The Anti-Defection Law was passed in 1985 through the 52nd Amendment to the Constitution, which added the Tenth Schedule to the Indian Constitution. The main intent of the law was to combat “the evil of political defections”.

Anti-Defection provisions under the Tenth Schedule

  • Disqualification
    1. If a member of a house belonging to a political party:
    • Voluntarily gives up the membership of his political party, or
    • Votes, or does not vote in the legislature, contrary to the directions of his political party.
    • However, if the member has taken prior permission, or is condoned by the party within 15 days from such voting or abstention, the member shall not be disqualified.

            b. If an independent candidate joins a political party after the election.

            c. If a nominated member joins a party six months after he becomes a member of the legislature.

    • Power to Disqualify
      1. The Chairman or the Speaker of the House takes the decision to disqualify a member.
      2. If a complaint is received with respect to the defection of the Chairman or Speaker, a member of the House elected by that House shall take the decision.
    • Exception - Merger
      1. A person shall not be disqualified if his original political party merges with another, and:
        • He and other members of the old political party become members of the new political party, or
        • He and other members do not accept the merger and opt to function as a separate group.
      2. This exception shall operate only if not less than two-thirds of the members of party in the House have agreed to the merger.

    Whip and its Role

    • The office of ‘whip’ is mentioned neither in the Constitution of India nor in the Rules of the House nor in a Parliamentary Statute. It is based on the conventions of the parliamentary government.
    • A whip in parliamentary parlance is a written order that party members be present for an important vote, or that they vote only in a particular way.
    • In India all parties can issue a whip to their members. Parties appoint a senior member from among their House contingents to issue whips.
    • The importance of a whip can be inferred from the number of times an order is underlined:
      • A one-line whip, underlined once, is usually issued to inform party members of a vote, and allows them to abstain in case they decide not to follow the party line.
      • A two-line whip directs them to be present during the vote.
      • A three-line whip is the strongest, employed on important occasions such as the second reading of a Bill or a no-confidence motion, and places an obligation on members to toe the party line.

    Analysis

    Main Issue(s) with the Law

    1. Whether the right to freedom of speech and expression is curtailed by the Tenth Schedule.

    The Supreme Court in Kihota Hollohon Case has held that the provisions do not subvert the democratic rights of elected members in Parliament and state legislatures. It does not violate their conscience. The provisions do not violate any right or freedom under Articles 105 and 194 of the Constitution.

    The court made it clear that it was only in matters pertaining to confidence motion/ no confidence motion and matters integral to party's policy based on which it enjoys support of the electorate, that a legislator is bound by direction issued by the party.

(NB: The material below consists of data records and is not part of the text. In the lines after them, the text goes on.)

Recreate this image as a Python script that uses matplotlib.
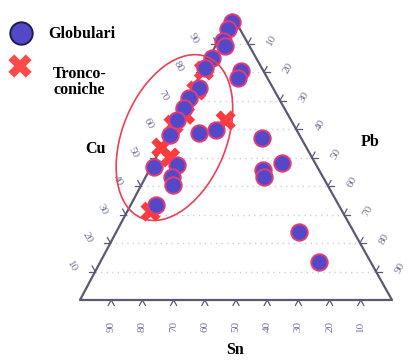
import numpy as np
import matplotlib.pyplot as plt
from matplotlib.patches import Ellipse

# compositions in percent (Cu, Sn, Pb)
glob_cu = [97.5, 95, 91, 89, 85, 81.5, 74.5, 71, 67.5, 63, 58, 58.5, 59.5, 80.5, 78,
           57, 46.5, 47.5, 43, 40.5, 33.5, 48, 45.5, 43, 24, 13.5]
glob_sn = [1.3, 4, 7.5, 8, 14, 18, 23.5, 28.5, 32, 36.5, 41.5, 32, 26, 7, 9.5,
           12.5, 52.5, 44.5, 48.5, 49.5, 58.5, 10.5, 18, 19, 17.5, 16.5]
glob_pb = [1.2, 1, 1.5, 3, 1, 0.5, 2, 0.5, 0.5, 0.5, 0.5, 9.5, 14.5, 12.5, 12.5,
           30.5, 1, 8, 8.5, 10, 8, 41.5, 36.5, 38, 58.5, 70]

tronco_cu = [80.5, 73.5, 65, 61.5, 53.5, 50, 63, 31]
tronco_sn = [19, 25, 33, 38.5, 46.5, 45.5, 21, 61.5]
tronco_pb = [0.5, 1.5, 2, 0, 0, 4.5, 16, 7.5]

tick_values = [10, 20, 30, 40, 50, 60, 70, 80, 90]

# triangle corners in figure pixels: Cu on top, Sn bottom left, Pb bottom right
TOP = (232, 15)
BL = (80, 300)
BR = (392, 300)


def tern(cu, sn, pb):
    cu = np.asarray(cu, float)
    sn = np.asarray(sn, float)
    pb = np.asarray(pb, float)
    tot = cu + sn + pb
    x = (cu * TOP[0] + sn * BL[0] + pb * BR[0]) / tot
    y = (cu * TOP[1] + sn * BL[1] + pb * BR[1]) / tot
    return x, y


fig = plt.figure(figsize=(4.09, 3.61), dpi=100)
ax = fig.add_axes([0, 0, 1, 1])
ax.set_xlim(0, 409)
ax.set_ylim(361, 0)
ax.axis('off')

serif = ['Liberation Serif', 'DejaVu Serif']
tick_col = '#737396'
edge_col = '#5c5870'

# dotted grid (constant Cu)
for v in tick_values:
    x, y = tern([v, v], [100 - v, 0], [0, 100 - v])
    ax.plot(x, y, color='#cfcfdc', lw=1, ls=(0, (1, 3)), zorder=1)

# triangle
tx, ty = tern([100, 0, 0, 100], [0, 100, 0, 0], [0, 0, 100, 0])
ax.plot(tx, ty, color=edge_col, lw=1.6, zorder=2)

L = 6
for v in tick_values:
    # left edge (Cu)
    x, y = tern(v, 100 - v, 0)
    ax.plot([x, x - L], [y, y], color=edge_col, lw=0.9)
    ax.plot([x, x - L * 0.5], [y, y - L * 0.9], color=edge_col, lw=0.9)
    ax.text(x - 23, y - 5, str(v), fontsize=8, color=tick_col, rotation=-60,
            ha='center', va='center', family=serif)
    # right edge (Pb)
    x, y = tern(100 - v, 0, v)
    ax.plot([x, x + L], [y, y], color=edge_col, lw=0.9)
    ax.plot([x, x + L * 0.5], [y, y - L * 0.9], color=edge_col, lw=0.9)
    ax.text(x + 24, y - 4, str(v), fontsize=8, color=tick_col, rotation=60,
            ha='center', va='center', family=serif)
    # bottom edge (Sn)
    x, y = tern(0, v, 100 - v)
    ax.plot([x, x - L * 0.5], [y, y + L * 0.9], color=edge_col, lw=0.9)
    ax.plot([x, x + L * 0.5], [y, y + L * 0.9], color=edge_col, lw=0.9)
    ax.text(x, y + 26, str(v), fontsize=8, color=tick_col, rotation=90,
            ha='center', va='center', family=serif)

# data
xt, yt = tern(tronco_cu, tronco_sn, tronco_pb)
ax.scatter(xt, yt, marker='X', s=210, color='#ff3c3c', edgecolor='none', zorder=3)
xg, yg = tern(glob_cu, glob_sn, glob_pb)
ax.scatter(xg, yg, marker='o', s=140, color='#5248c8', edgecolor='#e23c78',
           linewidth=1.4, zorder=4)

# grouping ellipse
ex, ey = tern(57, 40.5, 2.5)
ax.add_patch(Ellipse((ex, ey), 174, 104, angle=-67.8, fill=False,
                     edgecolor='#e8405a', lw=1.2, zorder=5))

# axis names
ax.text(95, 149, 'Cu', fontsize=11.5, fontweight='bold', family=serif,
        ha='center', va='center')
ax.text(370, 142, 'Pb', fontsize=11.5, fontweight='bold', family=serif,
        ha='center', va='center')
ax.text(235, 350, 'Sn', fontsize=11.5, fontweight='bold', family=serif,
        ha='center', va='center')

# legend
ax.scatter([21], [33], marker='o', s=260, color='#5248c8', edgecolor='#1c1c50',
           linewidth=1.4)
ax.scatter([20], [66], marker='X', s=280, color='#ff4a4a', edgecolor='none')
ax.text(48, 34, 'Globulari', fontsize=11.5, fontweight='bold', family=serif,
        va='center')
ax.text(53, 82, 'Tronco-\nconiche', fontsize=11.5, fontweight='bold', family=serif,
        va='center', linespacing=1.0)

fig.savefig('out.png', dpi=100)
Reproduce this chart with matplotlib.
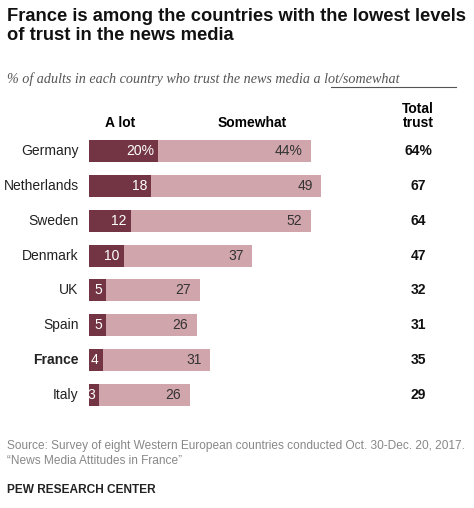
import matplotlib.pyplot as plt
import numpy as np

countries = ["Germany", "Netherlands", "Sweden", "Denmark", "UK", "Spain", "France", "Italy"]
a_lot = [20, 18, 12, 10, 5, 5, 4, 3]
somewhat = [44, 49, 52, 37, 27, 26, 31, 26]
total = [64, 67, 64, 47, 32, 31, 35, 29]

W, H = 474, 508
fig = plt.figure(figsize=(W / 100, H / 100), dpi=100)
plt.rcParams['font.family'] = ['Liberation Sans', 'DejaVu Sans']

dark = "#733543"
light = "#d0a5ab"

# axes: x 89px..436px (0..100), rows centred every 34.8px starting 151px
top_px, bot_px = 133.6, 412.4
ax = fig.add_axes([89 / W, 1 - bot_px / H, 347 / W, (bot_px - top_px) / H])
y = np.arange(len(countries))
ax.barh(y, a_lot, height=0.63, color=dark)
ax.barh(y, somewhat, left=a_lot, height=0.63, color=light)
ax.set_xlim(0, 100)
ax.set_ylim(7.5, -0.5)
ax.axis("off")

for i, c in enumerate(countries):
    pct = "%" if i == 0 else ""
    ax.text(-3, i, c, ha="right", va="center", fontsize=10,
            fontweight="bold" if c == "France" else "normal", color="#222222")
    ax.text(a_lot[i] - 1.2, i, f"{a_lot[i]}{pct}", ha="right", va="center",
            fontsize=10, color="white")
    ax.text(a_lot[i] + somewhat[i] - 2.5, i, f"{somewhat[i]}{pct}", ha="right", va="center",
            fontsize=10, color="#333333")
    ax.text(95, i, f"{total[i]}{pct}", ha="center", va="center", fontsize=10,
            fontweight="bold", color="#111111")

fig.text(120 / W, 1 - 123 / H, "A lot", ha="center", va="center", fontsize=10, fontweight="bold")
fig.text(252 / W, 1 - 123 / H, "Somewhat", ha="center", va="center", fontsize=10, fontweight="bold")
fig.text(418 / W, 1 - 116 / H, "Total\ntrust", ha="center", va="center", fontsize=10,
         fontweight="bold", linespacing=1.0)

fig.text(7 / W, 1 - 8 / H, "France is among the countries with the lowest levels\nof trust in the news media",
         ha="left", va="top", fontsize=13.2, fontweight="bold", color="#111111", linespacing=1.15)
fig.text(7 / W, 1 - 79 / H, "% of adults in each country who trust the news media a lot/somewhat",
         ha="left", va="center", fontsize=10.2, style="italic", color="#555555",
         family=["Liberation Serif", "DejaVu Serif"])
fig.add_artist(plt.Line2D([331 / W, 456 / W], [1 - 87 / H, 1 - 87 / H], color="#555555", lw=0.8))

fig.text(7 / W, 1 - 440 / H, "Source: Survey of eight Western European countries conducted Oct. 30-Dec. 20, 2017.\n\u201cNews Media Attitudes in France\u201d",
         ha="left", va="top", fontsize=8.6, color="#888888", linespacing=1.3)
fig.text(7 / W, 1 - 484 / H, "PEW RESEARCH CENTER", ha="left", va="top", fontsize=8.6,
         fontweight="bold", color="#222222")

fig.savefig("out.png", dpi=100)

    1. Whether only resignation constitutes voluntarily giving up membership of a political party

    Voluntarily giving up the membership is not the same as resigning from a party. The Supreme Court in Ravi S. Naik v. Union of India has held that the words “voluntarily giving up membership” have a wider meaning. An inference can also be drawn from the conduct of the member that he has voluntarily given up the membership of his party.

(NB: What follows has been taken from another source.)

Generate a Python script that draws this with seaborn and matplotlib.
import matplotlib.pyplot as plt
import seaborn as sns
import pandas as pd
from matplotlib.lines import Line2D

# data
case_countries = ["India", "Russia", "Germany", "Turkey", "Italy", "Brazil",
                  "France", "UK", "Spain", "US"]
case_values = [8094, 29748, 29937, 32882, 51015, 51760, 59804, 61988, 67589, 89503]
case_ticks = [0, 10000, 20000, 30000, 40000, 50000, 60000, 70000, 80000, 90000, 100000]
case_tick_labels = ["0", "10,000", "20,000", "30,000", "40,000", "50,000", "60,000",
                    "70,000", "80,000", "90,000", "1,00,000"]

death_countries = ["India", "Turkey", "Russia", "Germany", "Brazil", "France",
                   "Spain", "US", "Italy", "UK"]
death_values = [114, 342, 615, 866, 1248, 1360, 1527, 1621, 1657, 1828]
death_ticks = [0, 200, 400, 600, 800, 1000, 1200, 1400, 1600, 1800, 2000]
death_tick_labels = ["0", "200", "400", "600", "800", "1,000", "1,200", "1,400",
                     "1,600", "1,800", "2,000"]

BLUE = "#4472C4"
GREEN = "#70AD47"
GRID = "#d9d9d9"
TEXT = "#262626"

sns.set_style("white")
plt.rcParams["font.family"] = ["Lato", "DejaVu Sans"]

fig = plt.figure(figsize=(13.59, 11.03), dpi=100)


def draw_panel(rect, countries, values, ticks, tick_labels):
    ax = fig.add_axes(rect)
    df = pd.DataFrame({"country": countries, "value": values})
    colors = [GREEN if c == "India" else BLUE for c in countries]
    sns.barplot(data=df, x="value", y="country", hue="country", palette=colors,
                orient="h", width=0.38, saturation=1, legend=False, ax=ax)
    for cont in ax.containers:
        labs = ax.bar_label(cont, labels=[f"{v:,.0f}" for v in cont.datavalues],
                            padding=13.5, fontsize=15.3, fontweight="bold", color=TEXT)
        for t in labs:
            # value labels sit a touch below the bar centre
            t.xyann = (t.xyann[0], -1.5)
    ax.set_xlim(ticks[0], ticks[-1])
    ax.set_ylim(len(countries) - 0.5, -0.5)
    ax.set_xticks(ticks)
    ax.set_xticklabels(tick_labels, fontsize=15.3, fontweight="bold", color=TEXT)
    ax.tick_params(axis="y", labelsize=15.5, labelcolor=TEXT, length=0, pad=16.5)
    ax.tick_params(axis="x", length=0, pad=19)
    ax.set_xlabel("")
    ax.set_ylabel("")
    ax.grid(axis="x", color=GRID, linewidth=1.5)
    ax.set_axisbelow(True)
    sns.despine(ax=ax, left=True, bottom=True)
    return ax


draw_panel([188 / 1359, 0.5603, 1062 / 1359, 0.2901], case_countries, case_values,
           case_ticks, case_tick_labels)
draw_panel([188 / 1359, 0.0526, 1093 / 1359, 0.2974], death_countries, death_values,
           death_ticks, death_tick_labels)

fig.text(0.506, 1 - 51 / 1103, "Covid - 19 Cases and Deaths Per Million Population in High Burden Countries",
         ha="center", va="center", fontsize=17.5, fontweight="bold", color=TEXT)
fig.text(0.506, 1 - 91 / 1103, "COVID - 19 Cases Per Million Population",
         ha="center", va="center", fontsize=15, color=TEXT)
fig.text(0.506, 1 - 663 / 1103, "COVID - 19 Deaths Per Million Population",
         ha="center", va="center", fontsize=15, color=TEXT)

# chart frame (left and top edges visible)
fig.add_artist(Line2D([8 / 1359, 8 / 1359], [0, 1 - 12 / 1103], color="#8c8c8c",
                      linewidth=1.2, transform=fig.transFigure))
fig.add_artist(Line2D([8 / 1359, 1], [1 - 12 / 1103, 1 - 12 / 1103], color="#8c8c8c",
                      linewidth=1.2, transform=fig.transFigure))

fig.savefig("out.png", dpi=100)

    1. Whether a member can be said to voluntarily give up his membership of a party if he joins another party after being expelled by his old political party

    According to Supreme Court in G.Vishwanathan v. Honourable Speaker, Tamil Nadu Legislative Assembly, once a member is expelled, he is treated as an ‘unattached’ member in the house. However, he continues to be a member of the old party as per the Tenth Schedule. So if he joins a new party after being expelled, he can be said to have voluntarily given up membership of his old party.

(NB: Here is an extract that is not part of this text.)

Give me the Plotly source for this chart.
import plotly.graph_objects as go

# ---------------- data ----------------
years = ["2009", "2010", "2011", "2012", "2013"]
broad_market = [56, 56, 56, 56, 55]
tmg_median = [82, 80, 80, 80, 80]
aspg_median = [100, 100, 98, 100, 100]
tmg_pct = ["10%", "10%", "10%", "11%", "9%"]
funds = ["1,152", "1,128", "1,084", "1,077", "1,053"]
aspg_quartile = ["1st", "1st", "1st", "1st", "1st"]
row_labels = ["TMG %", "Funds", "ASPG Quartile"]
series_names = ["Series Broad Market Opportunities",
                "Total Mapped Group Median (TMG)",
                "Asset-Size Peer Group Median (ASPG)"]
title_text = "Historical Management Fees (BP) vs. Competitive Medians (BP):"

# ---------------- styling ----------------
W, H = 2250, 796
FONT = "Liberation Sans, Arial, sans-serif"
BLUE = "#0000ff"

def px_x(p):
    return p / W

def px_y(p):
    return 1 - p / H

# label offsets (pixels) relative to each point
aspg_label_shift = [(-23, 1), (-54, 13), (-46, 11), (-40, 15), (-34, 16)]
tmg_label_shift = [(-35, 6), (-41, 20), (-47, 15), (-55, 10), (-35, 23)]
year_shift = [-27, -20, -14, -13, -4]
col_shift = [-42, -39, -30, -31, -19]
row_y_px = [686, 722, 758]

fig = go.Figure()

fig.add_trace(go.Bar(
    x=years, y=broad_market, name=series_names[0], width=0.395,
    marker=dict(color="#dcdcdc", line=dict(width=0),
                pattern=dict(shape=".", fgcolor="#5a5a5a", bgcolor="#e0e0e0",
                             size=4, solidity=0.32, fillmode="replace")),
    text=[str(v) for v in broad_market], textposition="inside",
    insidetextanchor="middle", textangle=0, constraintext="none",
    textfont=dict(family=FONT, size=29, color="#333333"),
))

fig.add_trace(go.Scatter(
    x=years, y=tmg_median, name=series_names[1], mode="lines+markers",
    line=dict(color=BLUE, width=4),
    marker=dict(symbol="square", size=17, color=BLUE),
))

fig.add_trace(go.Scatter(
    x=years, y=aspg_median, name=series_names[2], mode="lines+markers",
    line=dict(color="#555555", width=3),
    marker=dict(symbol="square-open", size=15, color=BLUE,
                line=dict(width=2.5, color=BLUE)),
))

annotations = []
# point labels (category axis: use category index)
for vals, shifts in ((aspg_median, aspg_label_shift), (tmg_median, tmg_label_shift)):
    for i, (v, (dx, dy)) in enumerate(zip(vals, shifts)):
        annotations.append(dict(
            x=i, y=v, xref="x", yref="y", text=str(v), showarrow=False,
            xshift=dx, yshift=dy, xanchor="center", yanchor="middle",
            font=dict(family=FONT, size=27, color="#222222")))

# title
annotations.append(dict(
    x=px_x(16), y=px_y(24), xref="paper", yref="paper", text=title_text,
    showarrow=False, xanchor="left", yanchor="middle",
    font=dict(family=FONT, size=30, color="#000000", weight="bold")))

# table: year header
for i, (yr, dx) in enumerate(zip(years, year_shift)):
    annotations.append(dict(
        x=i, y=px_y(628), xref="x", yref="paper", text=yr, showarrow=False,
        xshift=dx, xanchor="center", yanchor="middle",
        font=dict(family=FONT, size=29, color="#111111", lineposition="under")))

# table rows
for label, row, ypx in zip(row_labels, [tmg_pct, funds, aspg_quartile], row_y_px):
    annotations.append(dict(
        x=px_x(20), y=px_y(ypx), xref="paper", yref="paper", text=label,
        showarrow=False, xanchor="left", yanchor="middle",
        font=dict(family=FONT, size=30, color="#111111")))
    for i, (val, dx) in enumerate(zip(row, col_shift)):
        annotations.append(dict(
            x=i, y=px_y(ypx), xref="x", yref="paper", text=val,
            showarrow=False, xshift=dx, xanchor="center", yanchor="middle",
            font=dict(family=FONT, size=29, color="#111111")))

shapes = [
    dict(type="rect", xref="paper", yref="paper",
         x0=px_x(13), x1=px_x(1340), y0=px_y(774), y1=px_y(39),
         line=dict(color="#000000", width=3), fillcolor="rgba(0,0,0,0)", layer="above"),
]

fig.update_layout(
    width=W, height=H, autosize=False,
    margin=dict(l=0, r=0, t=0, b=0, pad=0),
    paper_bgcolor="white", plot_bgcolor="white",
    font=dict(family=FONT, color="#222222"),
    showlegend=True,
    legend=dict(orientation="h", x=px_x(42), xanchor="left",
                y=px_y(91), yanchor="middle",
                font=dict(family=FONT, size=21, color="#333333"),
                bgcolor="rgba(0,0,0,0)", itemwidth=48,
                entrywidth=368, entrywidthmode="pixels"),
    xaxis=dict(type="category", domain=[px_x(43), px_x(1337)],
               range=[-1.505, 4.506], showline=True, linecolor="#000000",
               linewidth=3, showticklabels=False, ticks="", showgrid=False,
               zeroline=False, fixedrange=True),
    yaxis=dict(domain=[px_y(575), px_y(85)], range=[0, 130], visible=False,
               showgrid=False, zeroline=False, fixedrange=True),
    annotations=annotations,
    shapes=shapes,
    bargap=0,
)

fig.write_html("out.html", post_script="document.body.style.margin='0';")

    1. Finality to the decision of the Speaker/ Chairman
    • According to Article 109(3) of the Constitution, the speaker has to satisfy himself that the resignations are voluntary and genuine and can reject them if he feels they are not. The Speaker has absolute discretion in this matter. The High Courts and the Supreme Court can exercise judicial review under the Constitution. Judicial review should not cover any stage prior to the making of a decision by the Speakers/ Chairmen.
    • The irony is that the office of the Speaker which is of paramount significance in a parliamentary democracy at times seems to tow the political party's line by flouting well established principles of law. Speakers have not acted as impartial umpires generally on issues related to defection because they invariable come from the ruling party.
    • For example, in the last Parliament, there was a no confidence motion tabled by a set of MPs. The Speaker refused to consider this, saying that there was too much disturbance in the Lok Sabha, but during the same period allowed the Finance Bill to be passed without discretion.
    • Scenario of Karnataka
      • The Rebel MLAs have moved a plea in the Supreme Court against the Speaker over the delay in acceptance of their resignations.
      • The speaker who hails from the ruling Party (Congress), is trying not to accept the resignations of the rebel MLAs. As a result, they (rebel MLAs) will continue to remain members of the ruling party (the Congress) and if, the party has the issues a whip and if they don’t attend the House, they will face the consequences under the provisions of Anti-Defection.
      • Despite two directions from Karnataka Governor to Chief Minister H.D. Kumaraswamy to hold the trust vote on Friday, the process got put off to Monday, with Speaker adjourning the Assembly.

    Arguments in Favour of Anti Defection Law

    • Provides stability to the government by preventing shifts of party allegiance.
    • Ensures that candidates elected with party support and on the basis of party manifestoes remain loyal to the party policies. Also promotes party discipline.

    Arguments Against Anti Defection Law

    • By preventing parliamentarians from changing parties, it reduces the accountability of the government to the Parliament and the people.
    • Interferes with the member’s freedom of speech and expression by curbing dissent against party policies.

    Suggestions

    • Dinesh Goswami Committee on electoral reforms (1990) suggested that?the issue of disqualification should be decided by the President/ Governor on the advice of the Election Commission.
    • Halim Committee on anti-defection law suggested that the words ‘voluntarily giving up membership of a political party’ and the term ‘political party’ be comprehensively defined.
    • Law Commission (170th Report, 1999) suggested that the Political parties should limit issuance of whips to instances only when the government is in danger.
    • Election Commission suggested that decisions under the Tenth Schedule should be made by the President/ Governor on the binding advice of the Election Commission.
    • Constitution Review Commission (2002) suggested that the vote cast by a defector to topple a government should be treated as invalid and that the defectors should be barred from holding public office for the duration of the remaining term.

    Conclusion

    The law certainly has been able to curb the evil of defection to a great extent. Political instability caused by frequent and unholy change of allegiance on the part of the legislators of our country has been contained to a very great extent. But, of late, a very alarming trend of legislators defecting in groups to another party in search of greener pastures is visible. The recent examples of defection in state Assemblies and even in Rajya Sabha bear this out. It is time for the Parliament to take into consider the important suggestions recommended by various committees and the Honourable Supreme Court and plug the loopholes in the law.